Some have described this book as uneven, and I’m not sure whether I agree: I did inhale it in the space of four hours or so, which is unusually quick for me. There are stories that stick out in my mind more, and some that stick out less — a few, I had to flip to the beginning to recall. There were certainly stories that made me uncomfortable, such as “Wisdom of the Skin” and “Fucking Justice” — both of which involve some unsettling sexual themes.

(And indeed, the whole book seems to be more sexually themed than Morrow’s earlier works; not a complaint, just an observation — sex seems to up a lot more here than in some of his other books I’ve read.)
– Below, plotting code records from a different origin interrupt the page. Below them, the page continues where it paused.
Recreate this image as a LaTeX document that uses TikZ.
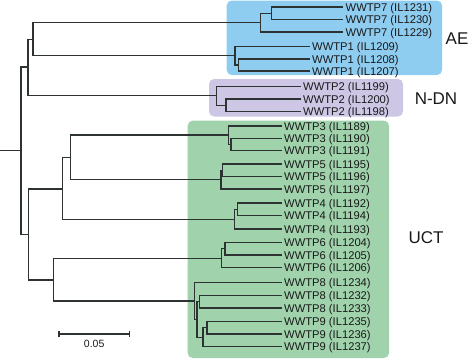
\documentclass[tikz,border=0pt]{standalone}
\usepackage{fontspec}
\setmainfont{Liberation Sans}
\definecolor{aeblue}{RGB}{143,205,240}
\definecolor{ndnlav}{RGB}{205,199,229}
\definecolor{uctgreen}{RGB}{160,211,172}
\definecolor{treecol}{RGB}{45,50,50}
\definecolor{txtcol}{RGB}{25,25,25}
\begin{document}
\begin{tikzpicture}[x=1pt,y=-1pt,
  br/.style={draw=treecol,line width=1.1pt},
  leaf/.style={anchor=west,inner xsep=2.5pt,inner ysep=0pt,text height=8.1pt,text depth=0pt,
    font=\fontsize{11.2}{12}\selectfont,text=txtcol},
  grp/.style={font=\fontsize{17}{19}\selectfont,text=txtcol,inner sep=0pt},
  grpbox/.style={rounded corners=5pt,draw=none}]
\useasboundingbox (0,0) rectangle (474,359);

% group boxes
\fill[grpbox,fill=aeblue] (226.7,0.5) rectangle (442,75);
\fill[grpbox,fill=ndnlav] (209,79) rectangle (403,116.5);
\fill[grpbox,fill=uctgreen] (187.7,120.7) rectangle (389,358);

% internal nodes
\coordinate (stub) at (0,150.5);
\coordinate (root) at (21,150.5);
\coordinate (n1) at (28,67);
\coordinate (n2) at (33,39.3);
\coordinate (w7) at (260.5,22.7);
\coordinate (w7a) at (271.7,13.3);
\coordinate (w1) at (235,55.9);
\coordinate (w1a) at (238.3,65);
\coordinate (w2) at (216.7,95.7);
\coordinate (w2a) at (226,105.2);
\coordinate (n3) at (28.3,234.6);
\coordinate (n4) at (62.3,189);
\coordinate (n5) at (70.7,157.3);
\coordinate (w3) at (228.3,135);
\coordinate (w3a) at (231,144.4);
\coordinate (w5) at (221,179.5);
\coordinate (w5a) at (222.5,170.2);
\coordinate (w4) at (234.3,219.5);
\coordinate (w4a) at (237.7,209.3);
\coordinate (n6) at (53.3,280);
\coordinate (w6) at (221.7,258.3);
\coordinate (w6a) at (225,248.8);
\coordinate (cA) at (194.5,301);
\coordinate (cB) at (197,319.5);
\coordinate (cC) at (199.5,301.8);
\coordinate (cD) at (203,337.2);
\coordinate (cE) at (207,327.8);

% leaves
\node[leaf] (l1231) at (343,7) {WWTP7 (IL1231)};
\node[leaf] (l1230) at (343,19.5) {WWTP7 (IL1230)};
\node[leaf] (l1229) at (343,32) {WWTP7 (IL1229)};
\node[leaf] (l1209) at (309.5,46.5) {WWTP1 (IL1209)};
\node[leaf] (l1208) at (309.5,59) {WWTP1 (IL1208)};
\node[leaf] (l1207) at (309.5,71) {WWTP1 (IL1207)};
\node[leaf] (l1199) at (300.5,86.5) {WWTP2 (IL1199)};
\node[leaf] (l1200) at (300.5,99) {WWTP2 (IL1200)};
\node[leaf] (l1198) at (300.5,111.5) {WWTP2 (IL1198)};
\node[leaf] (l1189) at (281.5,126) {WWTP3 (IL1189)};
\node[leaf] (l1190) at (281.5,138.3) {WWTP3 (IL1190)};
\node[leaf] (l1191) at (281.5,150.5) {WWTP3 (IL1191)};
\node[leaf] (l1195) at (281.5,164) {WWTP5 (IL1195)};
\node[leaf] (l1196) at (281.5,176.5) {WWTP5 (IL1196)};
\node[leaf] (l1197) at (281.5,189) {WWTP5 (IL1197)};
\node[leaf] (l1192) at (281.5,203) {WWTP4 (IL1192)};
\node[leaf] (l1194) at (281.5,215.5) {WWTP4 (IL1194)};
\node[leaf] (l1193) at (281.5,229) {WWTP4 (IL1193)};
\node[leaf] (l1204) at (281.5,242.5) {WWTP6 (IL1204)};
\node[leaf] (l1205) at (281.5,255) {WWTP6 (IL1205)};
\node[leaf] (l1206) at (281.5,267.5) {WWTP6 (IL1206)};
\node[leaf] (l1234) at (281.5,282.5) {WWTP8 (IL1234)};
\node[leaf] (l1232) at (281.5,295.5) {WWTP8 (IL1232)};
\node[leaf] (l1233) at (281.5,308) {WWTP8 (IL1233)};
\node[leaf] (l1235) at (281.5,321.5) {WWTP9 (IL1235)};
\node[leaf] (l1236) at (281.5,334) {WWTP9 (IL1236)};
\node[leaf] (l1237) at (281.5,346.5) {WWTP9 (IL1237)};

% branches
\draw[br] (stub) -- (root);
\foreach \p/\c in {root/n1, root/n3, n1/n2, n1/w2, n2/w7, n2/w1,
  w7/w7a, w7/l1229, w7a/l1231, w7a/l1230,
  w1/l1209, w1/w1a, w1a/l1208, w1a/l1207,
  w2/l1199, w2/w2a, w2a/l1200, w2a/l1198,
  n3/n4, n3/n6, n4/n5, n4/w4, n5/w3, n5/w5,
  w3/l1189, w3/w3a, w3a/l1190, w3a/l1191,
  w5/w5a, w5/l1197, w5a/l1195, w5a/l1196,
  w4/w4a, w4/l1193, w4a/l1192, w4a/l1194,
  n6/w6, n6/cA, w6/w6a, w6/l1206, w6a/l1204, w6a/l1205,
  cA/l1234, cA/cB, cB/cC, cB/cD, cC/l1232, cC/l1233,
  cD/cE, cD/l1237, cE/l1235, cE/l1236}
  \draw[br] (\p) |- (\c);

% group labels
\node[grp] (gAE) at (457,38.3) {AE};
\node[grp] (gNDN) at (436,98.5) {N-DN};
\node[grp] (gUCT) at (426,237.5) {UCT};

% scale bar
\coordinate (sbL) at (59,334);
\coordinate (sbR) at (129.3,334);
\coordinate (sbLt) at (59,330.7);
\coordinate (sbLb) at (59,337.3);
\coordinate (sbRt) at (129.3,330.7);
\coordinate (sbRb) at (129.3,337.3);
\draw[br] (sbL) -- (sbR);
\draw[br] (sbLt) -- (sbLb);
\draw[br] (sbRt) -- (sbRb);
\node[font=\fontsize{10.5}{12}\selectfont,text=txtcol,inner sep=0pt] (sblab) at (94.2,344) {0.05};
\end{tikzpicture}
\end{document}
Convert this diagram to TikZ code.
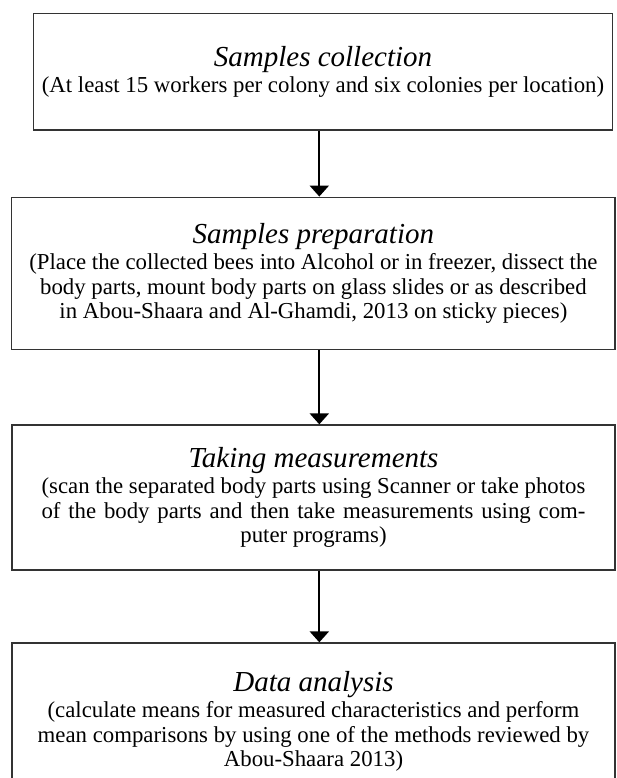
\documentclass[tikz,border=0pt]{standalone}
\usepackage{fontspec}
\setmainfont{Liberation Serif}
\usetikzlibrary{arrows.meta}
\newsavebox\scanline
\newcommand\bodyfont{\fontsize{22.8}{24.5}\selectfont}
\newcommand\titlefont{\fontsize{29}{30}\selectfont\itshape}
\begin{document}
\begin{tikzpicture}[x=1pt,y=-1pt,
  stepbox/.style={draw=black!80, line width=1.3pt, rectangle, inner sep=0pt,
    align=center, font=\bodyfont},
  flow/.style={draw=black, line width=2.3pt, -{Triangle[width=19pt,length=11pt]}}]
\useasboundingbox (0,0) rectangle (616,778);
\clip (0,0) rectangle (616,778);

\node[stepbox, minimum width=579.4pt, minimum height=116.7pt] (b1) at (323,71.7)
  {{\titlefont Samples collection}\\[2pt]
   (At least 15 workers per colony and six colonies per location)};

\node[stepbox, minimum width=603.3pt, minimum height=152pt] (b2) at (313.4,273.2)
  {{\titlefont Samples preparation}\\[2pt]
   (Place the collected bees into Alcohol or in freezer, dissect the\\
   body parts, mount body parts on glass slides or as described\\
   in Abou-Shaara and Al-Ghamdi, 2013 on sticky pieces)};

\node[stepbox, minimum width=603pt, minimum height=145pt] (b3) at (313.5,497.5)
  {{\titlefont Taking measurements}\\[2pt]
   \global\setbox\scanline=\hbox{(scan the separated body parts using Scanner or take photos}%
   \usebox\scanline\\
   \makebox[\wd\scanline][s]{of the body parts and then take measurements using com-}\\
   puter programs)};

\node[stepbox, minimum width=603pt, minimum height=157pt] (b4) at (313.5,721.5)
  {{\titlefont Data analysis}\\[2pt]
   (calculate means for measured characteristics and perform\\
   mean comparisons by using one of the methods reviewed by\\
   Abou-Shaara 2013)};

\coordinate (ax) at (319.3,0);
\draw[flow] (b1.south -| ax) -- (b2.north -| ax);
\draw[flow] (b2.south -| ax) -- (b3.north -| ax);
\draw[flow] (b3.south -| ax) -- (b4.north -| ax);
\end{tikzpicture}
\end{document}
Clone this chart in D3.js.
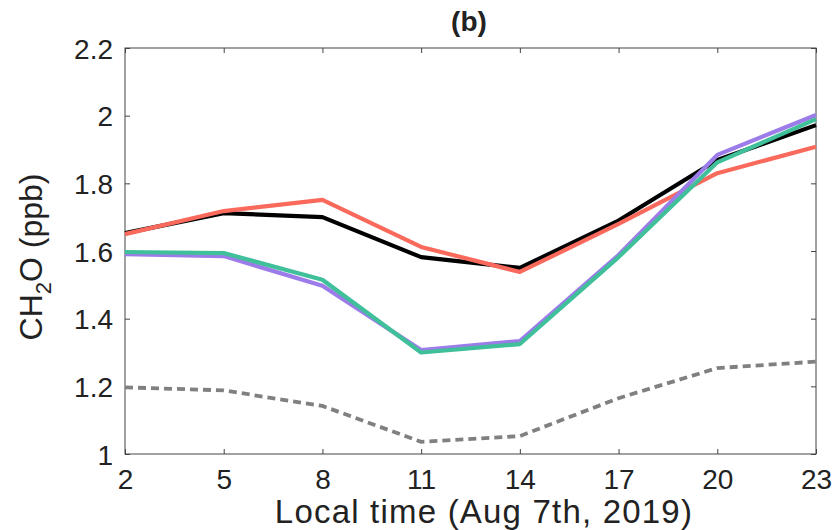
<!DOCTYPE html>
<html>
<head>
<meta charset="utf-8">
<script src="https://cdn.jsdelivr.net/npm/d3@7"></script>
<style>
  body { margin: 0; background: #fff; }
  text { font-family: "Liberation Sans", Arial, Helvetica, sans-serif; fill: #222; }
</style>
</head>
<body>
<div id="chart"></div>
<script>
// local hour of day
var hours = [2, 5, 8, 11, 14, 17, 20, 23];
var obs    = [1.653, 1.712, 1.700, 1.582, 1.550, 1.690, 1.869, 1.972];
var red    = [1.650, 1.718, 1.751, 1.612, 1.538, 1.680, 1.830, 1.908];
var purple = [1.591, 1.585, 1.497, 1.307, 1.334, 1.588, 1.884, 2.002];
var green  = [1.597, 1.594, 1.515, 1.300, 1.325, 1.582, 1.862, 1.990];
var grey   = [1.197, 1.188, 1.142, 1.036, 1.053, 1.165, 1.254, 1.273];
var yTicks = [1, 1.2, 1.4, 1.6, 1.8, 2, 2.2];

var margin = {top: 48, right: 20, bottom: 76, left: 125},
    width = 836 - margin.left - margin.right,
    height = 530 - margin.top - margin.bottom;

var svg = d3.select("#chart")
    .append("svg")
    .attr("width", 836)
    .attr("height", 530)
    .append("g")
    .attr("transform", "translate(" + margin.left + "," + margin.top + ")");

var x = d3.scaleLinear().domain([2, 23]).range([0, width]);
var y = d3.scaleLinear().domain([1, 2.2]).range([height, 0]);

// box
svg.append("rect")
    .attr("width", width).attr("height", height)
    .attr("fill", "none").attr("stroke", "#444").attr("stroke-width", 1);

// inward ticks on all four sides
var xb = svg.append("g").attr("transform", "translate(0," + height + ")")
    .call(d3.axisBottom(x).tickValues(hours).tickSizeInner(-5).tickSizeOuter(0).tickPadding(15));
var xt = svg.append("g")
    .call(d3.axisTop(x).tickValues(hours).tickSizeInner(-5).tickSizeOuter(0).tickFormat(""));
var yl = svg.append("g")
    .call(d3.axisLeft(y).tickValues(yTicks).tickSizeInner(-5).tickSizeOuter(0).tickPadding(12).tickFormat(d3.format("")));
var yr = svg.append("g").attr("transform", "translate(" + width + ",0)")
    .call(d3.axisRight(y).tickValues(yTicks).tickSizeInner(-5).tickSizeOuter(0).tickFormat(""));

[xb, xt, yl, yr].forEach(function(a) {
    a.select(".domain").remove();
    a.selectAll(".tick line").attr("stroke", "#444");
    a.selectAll(".tick text").attr("font-size", 28).attr("fill", "#222")
        .style("font-family", "'Liberation Sans', Arial, sans-serif");
});
yl.selectAll(".tick text").attr("dy", "0.36em");

var line = d3.line()
    .x(function(d, i) { return x(hours[i]); })
    .y(function(d) { return y(d); });

svg.append("path").datum(grey)
    .attr("fill", "none").attr("stroke", "#808080").attr("stroke-width", 3.8)
    .attr("stroke-dasharray", "8,5").attr("d", line);

var series = [
    {v: obs, c: "#000000"},
    {v: red, c: "#fa6a5c"},
    {v: purple, c: "#9c7ce8"},
    {v: green, c: "#40bf9b"}
];
series.forEach(function(s) {
    svg.append("path").datum(s.v)
        .attr("fill", "none").attr("stroke", s.c).attr("stroke-width", 4.2)
        .attr("stroke-linejoin", "round").attr("d", line);
});

// title
svg.append("text")
    .attr("x", 469 - margin.left).attr("y", 31 - margin.top)
    .attr("text-anchor", "middle")
    .attr("font-size", 28).attr("font-weight", "bold").attr("fill", "#111")
    .text("(b)");

// axis labels
svg.append("text")
    .attr("x", 484 - margin.left).attr("y", 523 - margin.top)
    .attr("text-anchor", "middle").attr("font-size", 33)
    .attr("letter-spacing", 1.2)
    .text("Local time (Aug 7th, 2019)");

var yt = svg.append("text")
    .attr("transform", "translate(" + (42 - margin.left) + "," + (257 - margin.top) + ") rotate(-90)")
    .attr("text-anchor", "middle").attr("font-size", 32);
yt.append("tspan").text("CH");
yt.append("tspan").attr("font-size", 22).attr("dy", 9).text("2");
yt.append("tspan").attr("dy", -9).text("O (ppb)");
</script>
</body>
</html>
But I don’t think being discomfited by fiction is really a bad thing… indeed, sometimes it’s interesting to see where your comfort zones lie, and to ask yourself why. I’ve seen people issue warnings about internet postings, labeling them with “trigger warnings” and I’m not comfortable with the idea we need to have disclaimers about potential comfort zone violations in stories. “Fucking Justice” probably pushes the farthest, and I would rather not ruin it by saying how it does so, except to ponder about the ethics of satire. It seems to me I’m willing to read on as Morrow’s characters (major and minor, unnamed ones too) suffer all kinds of horrible fates, in a way I wouldn’t be if someone less funny and less sharp-wittedly right about the world were writing them.

I think the story that strikes me the hardest, at this moment, is “Isabella of Castile Answers Her Mail” — a tale that slashes apart the silliness of the idea that America’s founding by religionists ought to have any bearing on its present state. (As well as slashing apart the idea that the Age of Exploration, and the Age of Enslaving Vast Numbers of Non-Whites and Claiming their Lands for Europe, was really a religious enterprise.) What happens when Christopher Columbus, sailing for the Far East in 1492, arrives in modern-day New York City, and begins interacting with the natives? It’s not just your standard time-travel gags about how much he misunderstands at the core of this story — it’s also, more eerily, about how much he does understand and gets right.

One could say the same of Morrow himself, which is why I keep coming back to his work, albeit one book at a time. But the next will have to be sooner, sooner… and so many options await.